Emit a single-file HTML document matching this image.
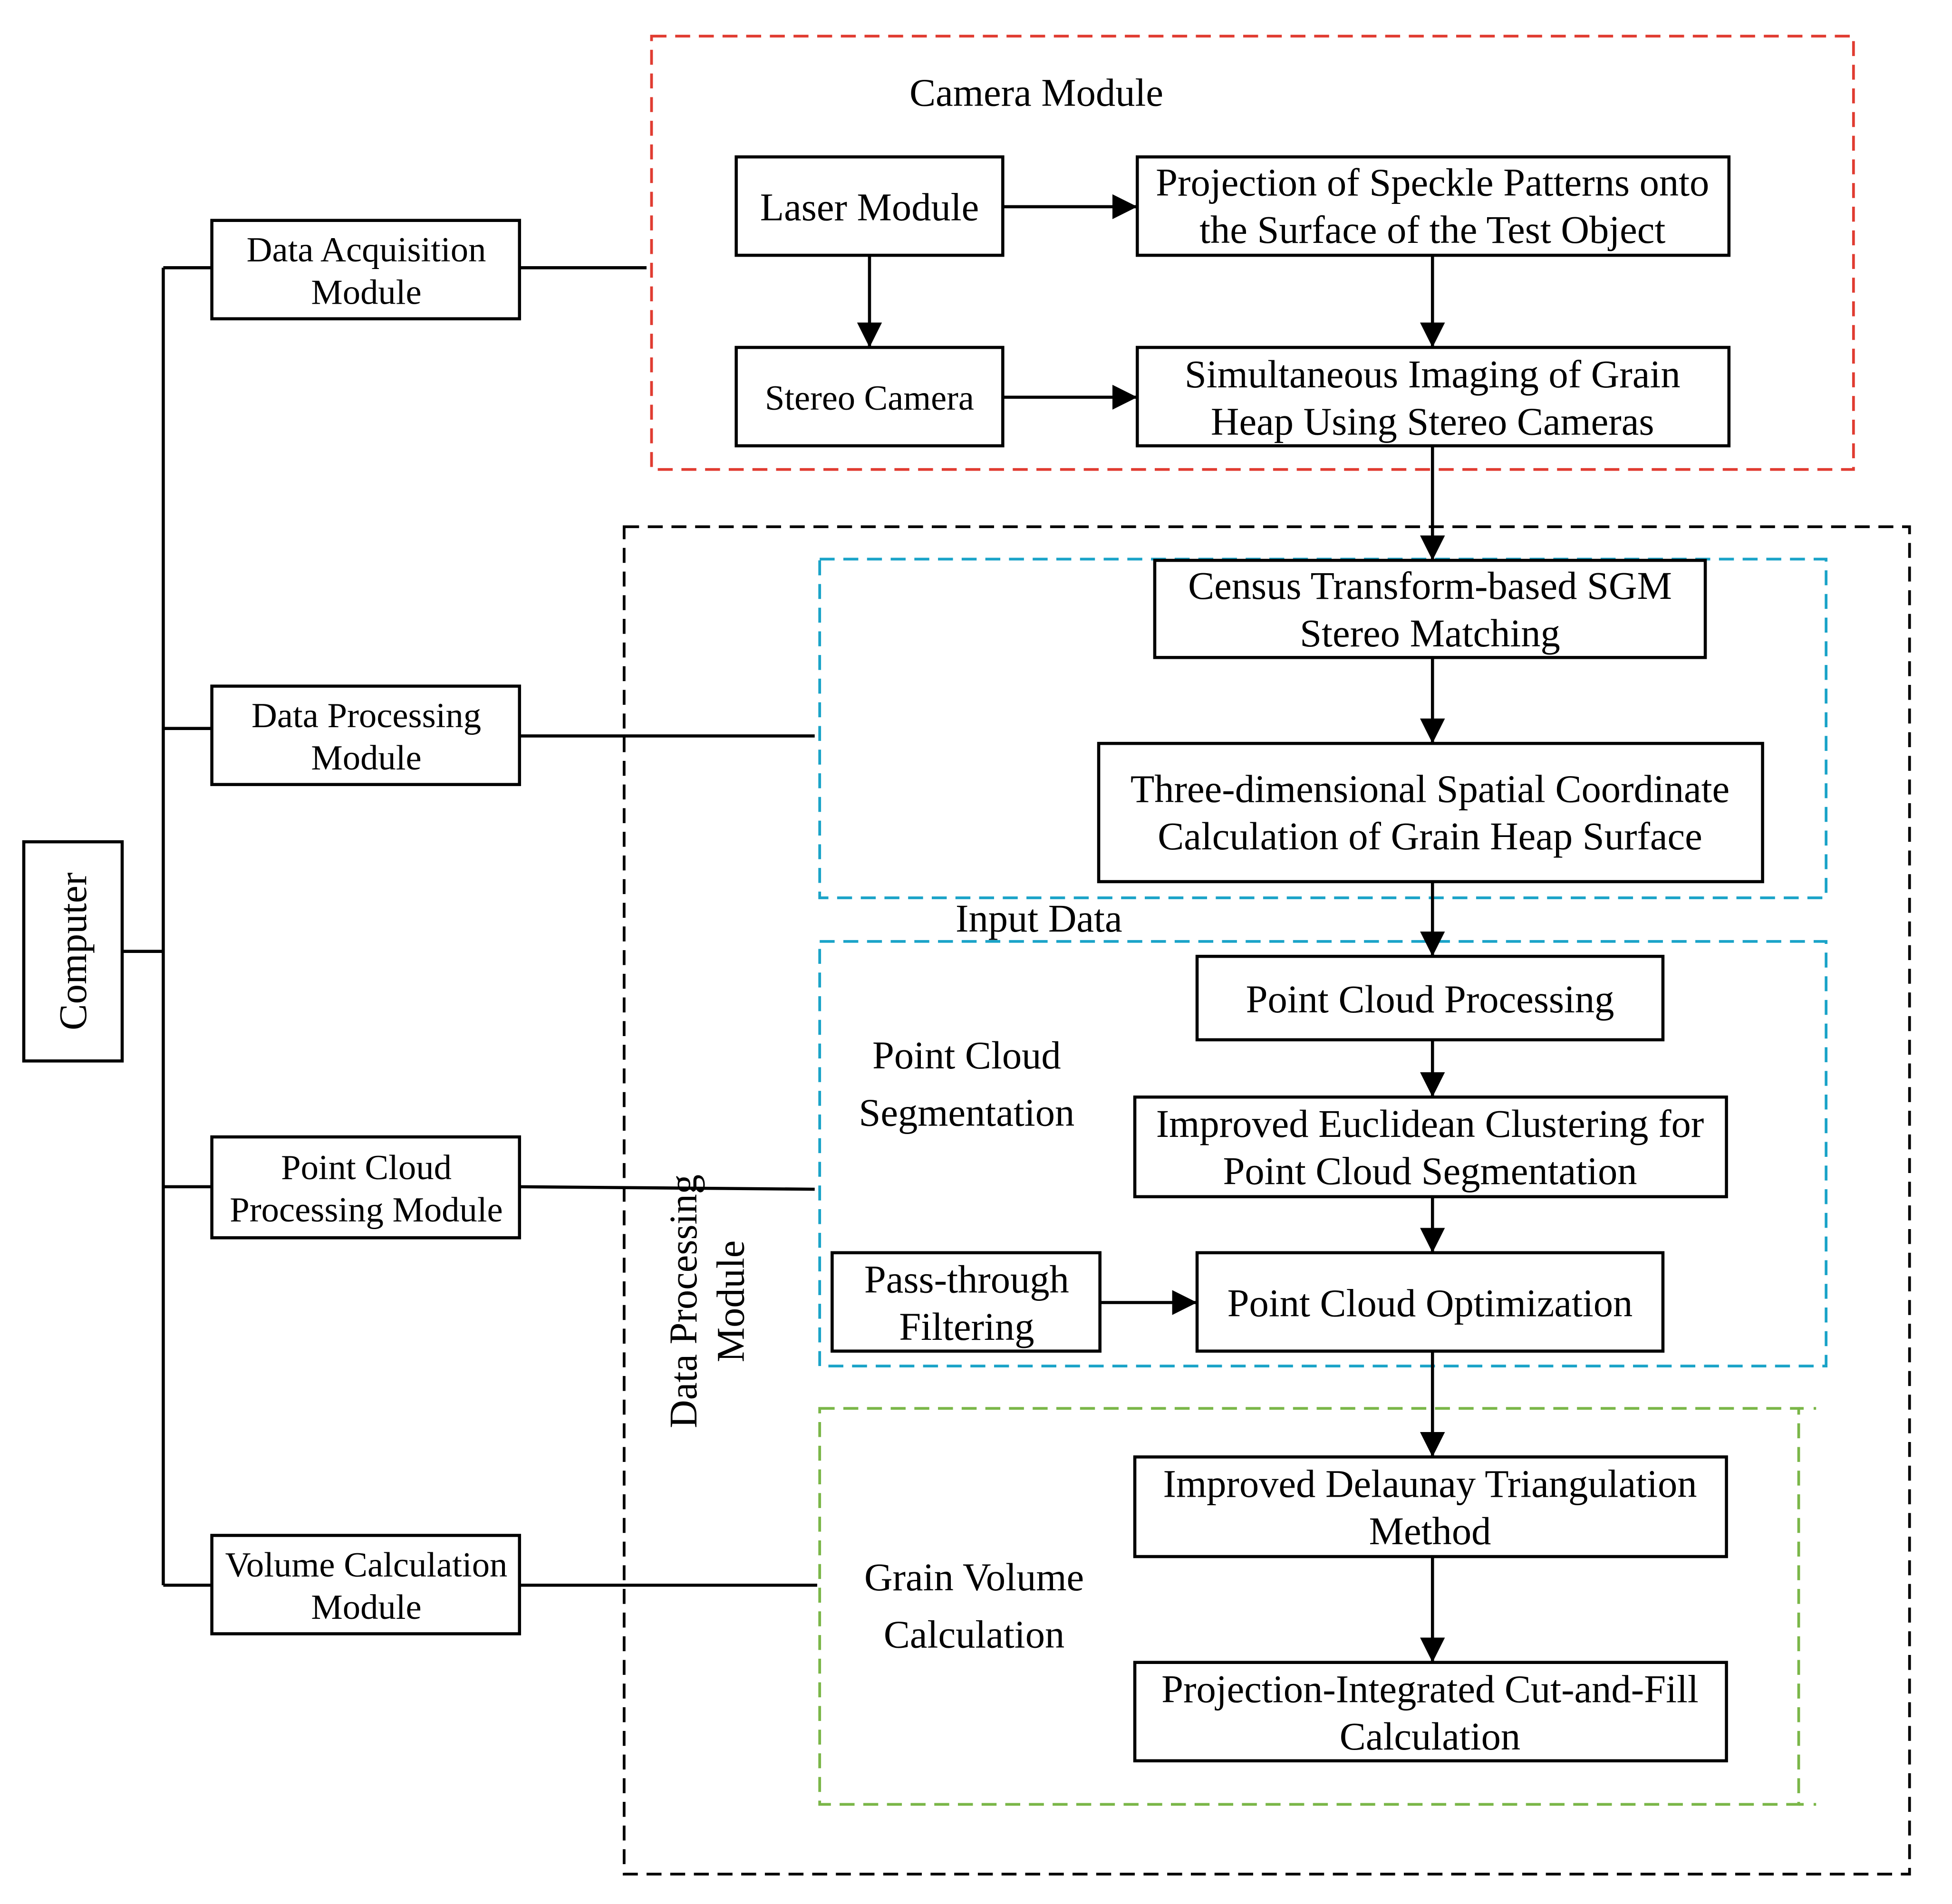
---
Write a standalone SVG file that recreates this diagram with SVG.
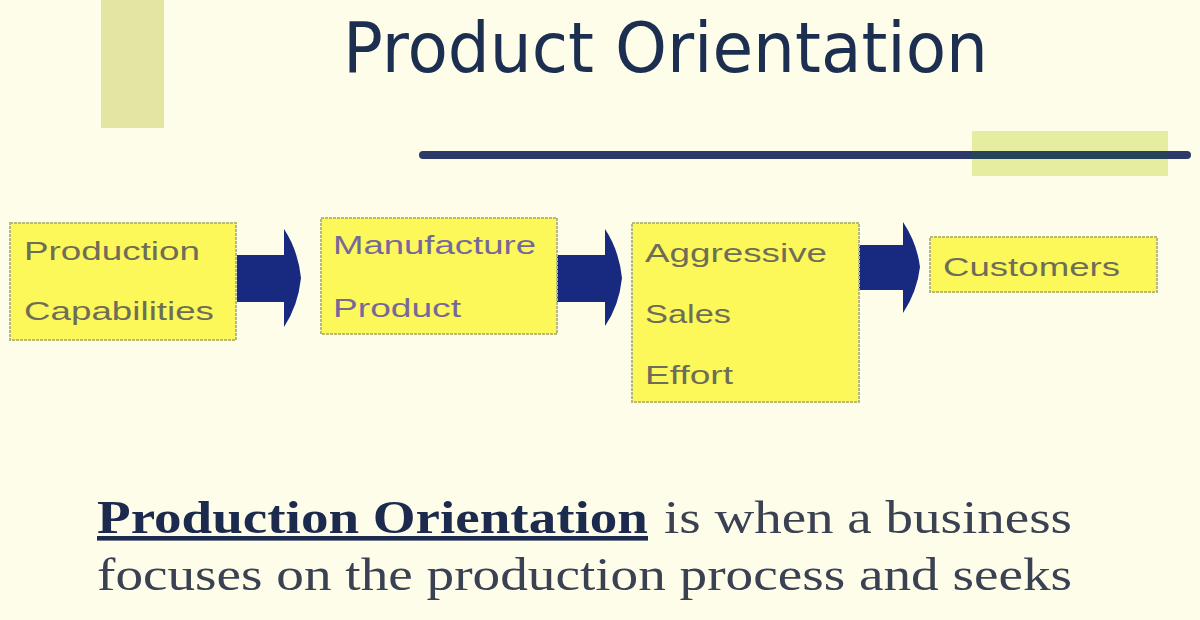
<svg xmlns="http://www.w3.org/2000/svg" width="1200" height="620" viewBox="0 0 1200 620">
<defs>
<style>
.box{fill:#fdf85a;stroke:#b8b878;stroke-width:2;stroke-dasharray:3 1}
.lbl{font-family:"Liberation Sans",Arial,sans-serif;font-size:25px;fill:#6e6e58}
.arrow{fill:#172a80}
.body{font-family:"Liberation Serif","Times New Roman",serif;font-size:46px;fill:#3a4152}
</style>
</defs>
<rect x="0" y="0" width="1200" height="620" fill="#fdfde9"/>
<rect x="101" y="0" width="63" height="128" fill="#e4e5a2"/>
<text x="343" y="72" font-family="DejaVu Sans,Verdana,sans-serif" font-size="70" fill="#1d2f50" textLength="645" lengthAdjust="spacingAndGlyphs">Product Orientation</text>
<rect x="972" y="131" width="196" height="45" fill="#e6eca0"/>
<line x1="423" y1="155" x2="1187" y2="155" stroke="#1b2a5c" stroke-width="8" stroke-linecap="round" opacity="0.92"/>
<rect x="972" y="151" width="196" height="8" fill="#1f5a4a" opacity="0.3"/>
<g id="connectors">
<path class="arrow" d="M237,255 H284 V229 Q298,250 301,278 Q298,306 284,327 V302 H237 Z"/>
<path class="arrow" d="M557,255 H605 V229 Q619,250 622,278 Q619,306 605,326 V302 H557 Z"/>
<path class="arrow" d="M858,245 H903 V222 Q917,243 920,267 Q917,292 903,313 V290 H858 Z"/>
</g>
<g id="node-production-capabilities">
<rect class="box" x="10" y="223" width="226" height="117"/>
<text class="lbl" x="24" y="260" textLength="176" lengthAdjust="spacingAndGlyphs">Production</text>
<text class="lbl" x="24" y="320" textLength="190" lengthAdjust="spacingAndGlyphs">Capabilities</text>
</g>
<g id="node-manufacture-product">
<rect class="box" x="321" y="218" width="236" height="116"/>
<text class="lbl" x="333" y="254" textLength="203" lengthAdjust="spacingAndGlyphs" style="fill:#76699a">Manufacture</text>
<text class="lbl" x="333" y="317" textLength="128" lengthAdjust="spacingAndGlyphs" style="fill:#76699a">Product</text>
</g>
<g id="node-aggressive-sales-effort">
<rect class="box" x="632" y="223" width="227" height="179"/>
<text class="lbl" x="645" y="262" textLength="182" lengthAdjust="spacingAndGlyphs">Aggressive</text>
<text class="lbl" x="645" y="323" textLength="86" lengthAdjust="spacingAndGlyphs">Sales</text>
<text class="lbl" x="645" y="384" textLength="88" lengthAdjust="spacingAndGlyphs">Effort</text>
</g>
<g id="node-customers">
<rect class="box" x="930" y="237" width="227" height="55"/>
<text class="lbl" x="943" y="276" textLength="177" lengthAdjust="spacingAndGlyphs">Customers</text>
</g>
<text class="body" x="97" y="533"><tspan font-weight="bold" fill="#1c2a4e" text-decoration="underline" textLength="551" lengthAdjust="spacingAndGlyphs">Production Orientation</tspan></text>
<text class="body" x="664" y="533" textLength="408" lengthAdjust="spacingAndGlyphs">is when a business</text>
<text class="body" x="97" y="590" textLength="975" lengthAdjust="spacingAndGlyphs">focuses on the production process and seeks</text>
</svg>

### Stated problem:
Count the lines in the entries above that include the string "file", then give only that figure.

### The reply:
2